C.L.R.James was fond of quoting Marx's remark that, when the revolution
comes, it comes "like a thief in the night", when no-one is expecting it.
He used this to point up the contrast between political activists and the
rest of us. The number of the former at any time, he said, never exceeded a
few scores of thousands even in the largest countries. These people, of
whom he was one for most of his life, dream of radical political change and
imagine that they are working towards it. It is not so for normal people.
They would do anything to avoid having their lives turned upside down, to
retain what they can of what they have built up. And it is good that human
beings are made that way, otherwise society would be impossibly chaotic.

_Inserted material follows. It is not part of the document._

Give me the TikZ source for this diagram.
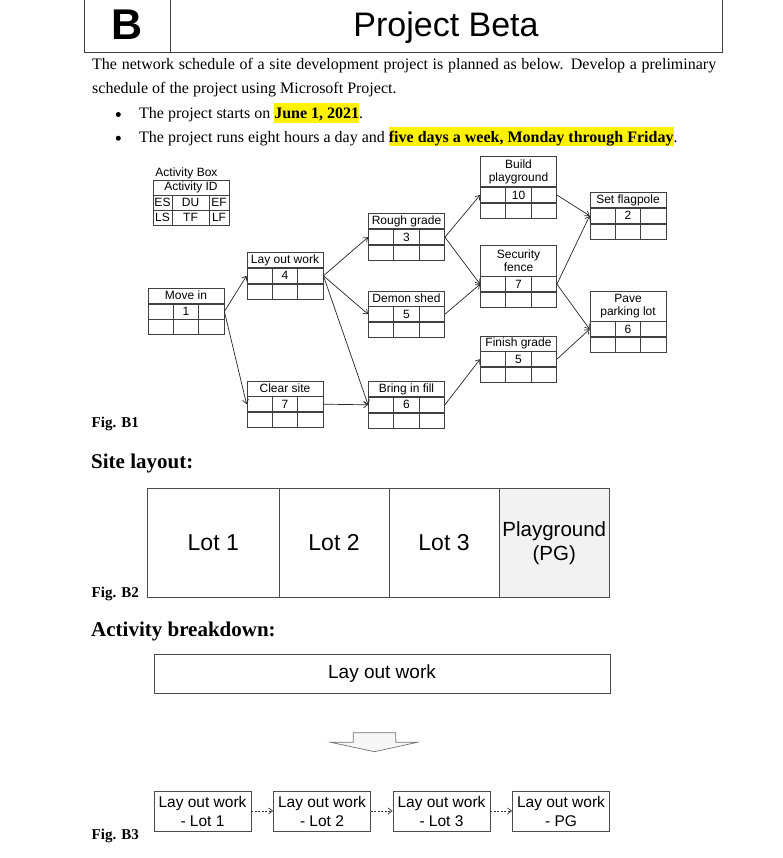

But, when the revolution comes, when it is obvious that the past has
irreversibly gone and much else has already been lost, many people change
dramatically. The man you saw standing at the bus stop every day, minding
his own business, becomes an organiser of the street committee. Those who
study the history of revolutions know this phenomenon well. The same
applies to the onset of war. Visitors to the United States in the 1840s and
50s often remarked on the absence of a public discourse about political
conflict. Similar ostrich-like behaviour or repression is not unknown in
our day. But, when the balloon went up in 1861, many once-conservative
Americans fought heroically in what is still the most far-reaching and
humanly expensive revolution of the modern era. In the exchange concerning
Vanezuela on this list, I hear the authentic voice of resistance to
life-threatening upheaval and some voices advocating revolution from a
distance. I guess C.L.R. James would have had sympathy for both sides, but
his humanism would have placed him with the former.